• [EXTRACTED RECORDS]:
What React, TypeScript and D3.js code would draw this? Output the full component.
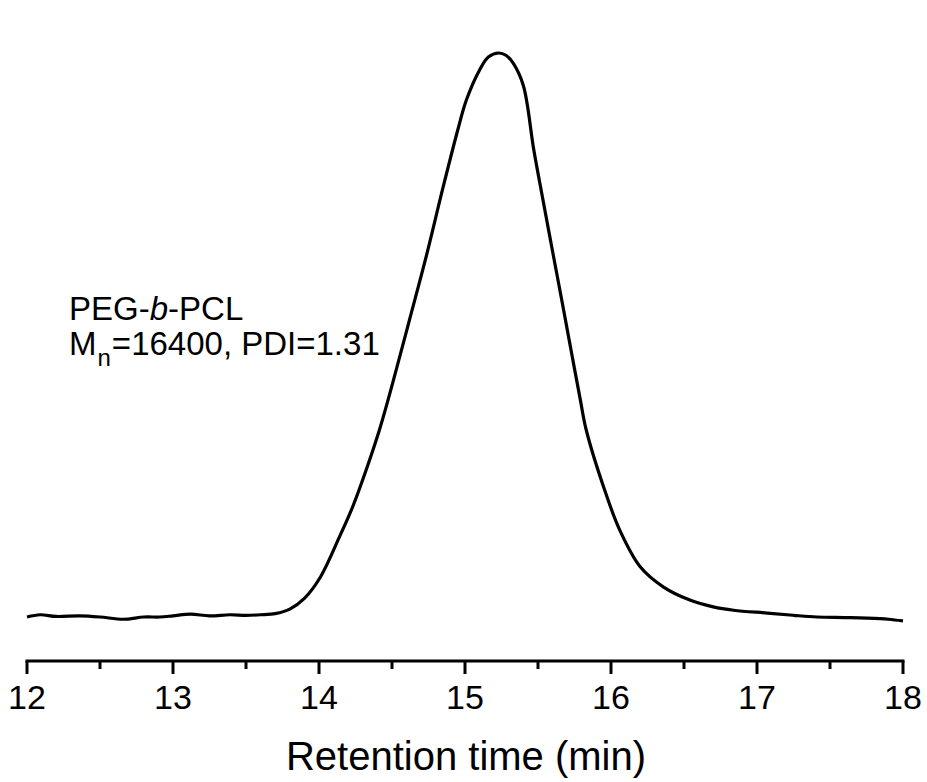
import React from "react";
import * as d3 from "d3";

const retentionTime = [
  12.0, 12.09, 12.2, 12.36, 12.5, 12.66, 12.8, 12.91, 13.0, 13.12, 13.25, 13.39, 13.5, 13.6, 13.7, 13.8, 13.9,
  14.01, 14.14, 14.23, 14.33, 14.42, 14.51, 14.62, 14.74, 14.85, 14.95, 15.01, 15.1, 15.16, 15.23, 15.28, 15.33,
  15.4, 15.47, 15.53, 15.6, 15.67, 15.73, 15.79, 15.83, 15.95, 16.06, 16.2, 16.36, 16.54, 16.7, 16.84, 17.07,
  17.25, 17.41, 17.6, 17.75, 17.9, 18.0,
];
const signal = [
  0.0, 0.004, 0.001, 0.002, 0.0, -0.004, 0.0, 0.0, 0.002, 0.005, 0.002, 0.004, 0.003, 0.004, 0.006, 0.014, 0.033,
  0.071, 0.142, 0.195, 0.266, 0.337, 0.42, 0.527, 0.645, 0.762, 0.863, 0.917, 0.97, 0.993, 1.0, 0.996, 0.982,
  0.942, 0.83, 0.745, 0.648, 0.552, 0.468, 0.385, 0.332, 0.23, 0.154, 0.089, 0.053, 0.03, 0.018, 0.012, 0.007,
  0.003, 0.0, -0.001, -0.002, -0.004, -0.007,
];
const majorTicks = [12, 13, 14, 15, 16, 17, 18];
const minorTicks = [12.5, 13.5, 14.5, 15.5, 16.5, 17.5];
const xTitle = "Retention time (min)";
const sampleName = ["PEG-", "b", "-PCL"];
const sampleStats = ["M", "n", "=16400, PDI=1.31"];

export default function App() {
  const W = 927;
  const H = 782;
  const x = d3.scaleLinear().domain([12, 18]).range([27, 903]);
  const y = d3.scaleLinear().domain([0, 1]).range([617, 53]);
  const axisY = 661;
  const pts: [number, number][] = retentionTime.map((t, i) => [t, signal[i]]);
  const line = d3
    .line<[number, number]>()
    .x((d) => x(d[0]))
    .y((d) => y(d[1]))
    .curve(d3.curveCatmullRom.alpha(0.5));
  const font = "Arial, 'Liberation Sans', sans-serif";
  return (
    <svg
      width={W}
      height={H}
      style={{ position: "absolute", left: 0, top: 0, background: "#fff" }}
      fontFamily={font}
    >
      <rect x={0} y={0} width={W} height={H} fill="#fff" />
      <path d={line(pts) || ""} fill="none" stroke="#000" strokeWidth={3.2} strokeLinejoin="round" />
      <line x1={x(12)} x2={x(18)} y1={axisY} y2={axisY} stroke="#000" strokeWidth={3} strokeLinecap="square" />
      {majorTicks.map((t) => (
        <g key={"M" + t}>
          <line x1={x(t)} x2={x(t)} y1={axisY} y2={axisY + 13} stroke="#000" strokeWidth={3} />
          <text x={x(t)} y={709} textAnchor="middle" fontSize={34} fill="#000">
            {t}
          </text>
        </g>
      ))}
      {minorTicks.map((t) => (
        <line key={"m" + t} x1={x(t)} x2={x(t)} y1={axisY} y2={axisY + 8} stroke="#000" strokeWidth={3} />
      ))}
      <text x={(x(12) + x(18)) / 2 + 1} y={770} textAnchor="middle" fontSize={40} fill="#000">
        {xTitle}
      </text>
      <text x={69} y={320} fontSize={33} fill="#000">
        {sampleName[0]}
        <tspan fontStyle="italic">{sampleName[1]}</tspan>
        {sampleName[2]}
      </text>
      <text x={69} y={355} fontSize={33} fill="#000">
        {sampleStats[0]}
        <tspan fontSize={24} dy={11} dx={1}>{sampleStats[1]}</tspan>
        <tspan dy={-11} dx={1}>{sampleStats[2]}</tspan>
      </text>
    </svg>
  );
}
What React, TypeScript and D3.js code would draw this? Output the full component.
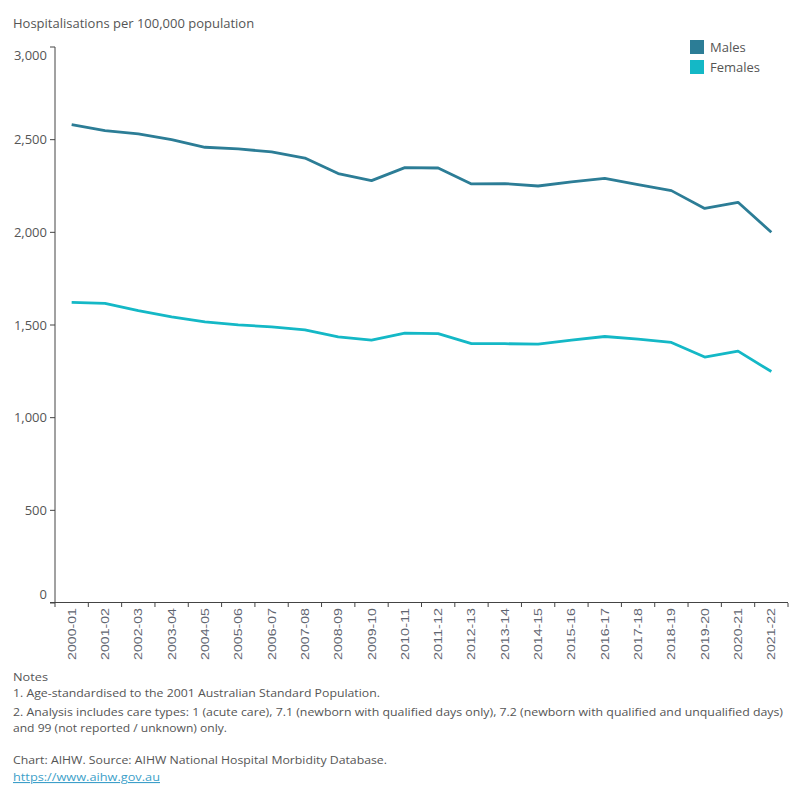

• [TASK DETAILS]: Copy the material above in full and exactly, skipping pictures.

• [OUTPUT FOR THIS EXERCISE]:
What React, TypeScript and D3.js code would draw this? Output the full component.
import React from "react";
import * as d3 from "d3";

const retentionTime = [
  12.0, 12.09, 12.2, 12.36, 12.5, 12.66, 12.8, 12.91, 13.0, 13.12, 13.25, 13.39, 13.5, 13.6, 13.7, 13.8, 13.9,
  14.01, 14.14, 14.23, 14.33, 14.42, 14.51, 14.62, 14.74, 14.85, 14.95, 15.01, 15.1, 15.16, 15.23, 15.28, 15.33,
  15.4, 15.47, 15.53, 15.6, 15.67, 15.73, 15.79, 15.83, 15.95, 16.06, 16.2, 16.36, 16.54, 16.7, 16.84, 17.07,
  17.25, 17.41, 17.6, 17.75, 17.9, 18.0,
];
const signal = [
  0.0, 0.004, 0.001, 0.002, 0.0, -0.004, 0.0, 0.0, 0.002, 0.005, 0.002, 0.004, 0.003, 0.004, 0.006, 0.014, 0.033,
  0.071, 0.142, 0.195, 0.266, 0.337, 0.42, 0.527, 0.645, 0.762, 0.863, 0.917, 0.97, 0.993, 1.0, 0.996, 0.982,
  0.942, 0.83, 0.745, 0.648, 0.552, 0.468, 0.385, 0.332, 0.23, 0.154, 0.089, 0.053, 0.03, 0.018, 0.012, 0.007,
  0.003, 0.0, -0.001, -0.002, -0.004, -0.007,
];
const majorTicks = [12, 13, 14, 15, 16, 17, 18];
const minorTicks = [12.5, 13.5, 14.5, 15.5, 16.5, 17.5];
const xTitle = "Retention time (min)";
const sampleName = ["PEG-", "b", "-PCL"];
const sampleStats = ["M", "n", "=16400, PDI=1.31"];

export default function App() {
  const W = 927;
  const H = 782;
  const x = d3.scaleLinear().domain([12, 18]).range([27, 903]);
  const y = d3.scaleLinear().domain([0, 1]).range([617, 53]);
  const axisY = 661;
  const pts: [number, number][] = retentionTime.map((t, i) => [t, signal[i]]);
  const line = d3
    .line<[number, number]>()
    .x((d) => x(d[0]))
    .y((d) => y(d[1]))
    .curve(d3.curveCatmullRom.alpha(0.5));
  const font = "Arial, 'Liberation Sans', sans-serif";
  return (
    <svg
      width={W}
      height={H}
      style={{ position: "absolute", left: 0, top: 0, background: "#fff" }}
      fontFamily={font}
    >
      <rect x={0} y={0} width={W} height={H} fill="#fff" />
      <path d={line(pts) || ""} fill="none" stroke="#000" strokeWidth={3.2} strokeLinejoin="round" />
      <line x1={x(12)} x2={x(18)} y1={axisY} y2={axisY} stroke="#000" strokeWidth={3} strokeLinecap="square" />
      {majorTicks.map((t) => (
        <g key={"M" + t}>
          <line x1={x(t)} x2={x(t)} y1={axisY} y2={axisY + 13} stroke="#000" strokeWidth={3} />
          <text x={x(t)} y={709} textAnchor="middle" fontSize={34} fill="#000">
            {t}
          </text>
        </g>
      ))}
      {minorTicks.map((t) => (
        <line key={"m" + t} x1={x(t)} x2={x(t)} y1={axisY} y2={axisY + 8} stroke="#000" strokeWidth={3} />
      ))}
      <text x={(x(12) + x(18)) / 2 + 1} y={770} textAnchor="middle" fontSize={40} fill="#000">
        {xTitle}
      </text>
      <text x={69} y={320} fontSize={33} fill="#000">
        {sampleName[0]}
        <tspan fontStyle="italic">{sampleName[1]}</tspan>
        {sampleName[2]}
      </text>
      <text x={69} y={355} fontSize={33} fill="#000">
        {sampleStats[0]}
        <tspan fontSize={24} dy={11} dx={1}>{sampleStats[1]}</tspan>
        <tspan dy={-11} dx={1}>{sampleStats[2]}</tspan>
      </text>
    </svg>
  );
}
What React, TypeScript and D3.js code would draw this? Output the full component.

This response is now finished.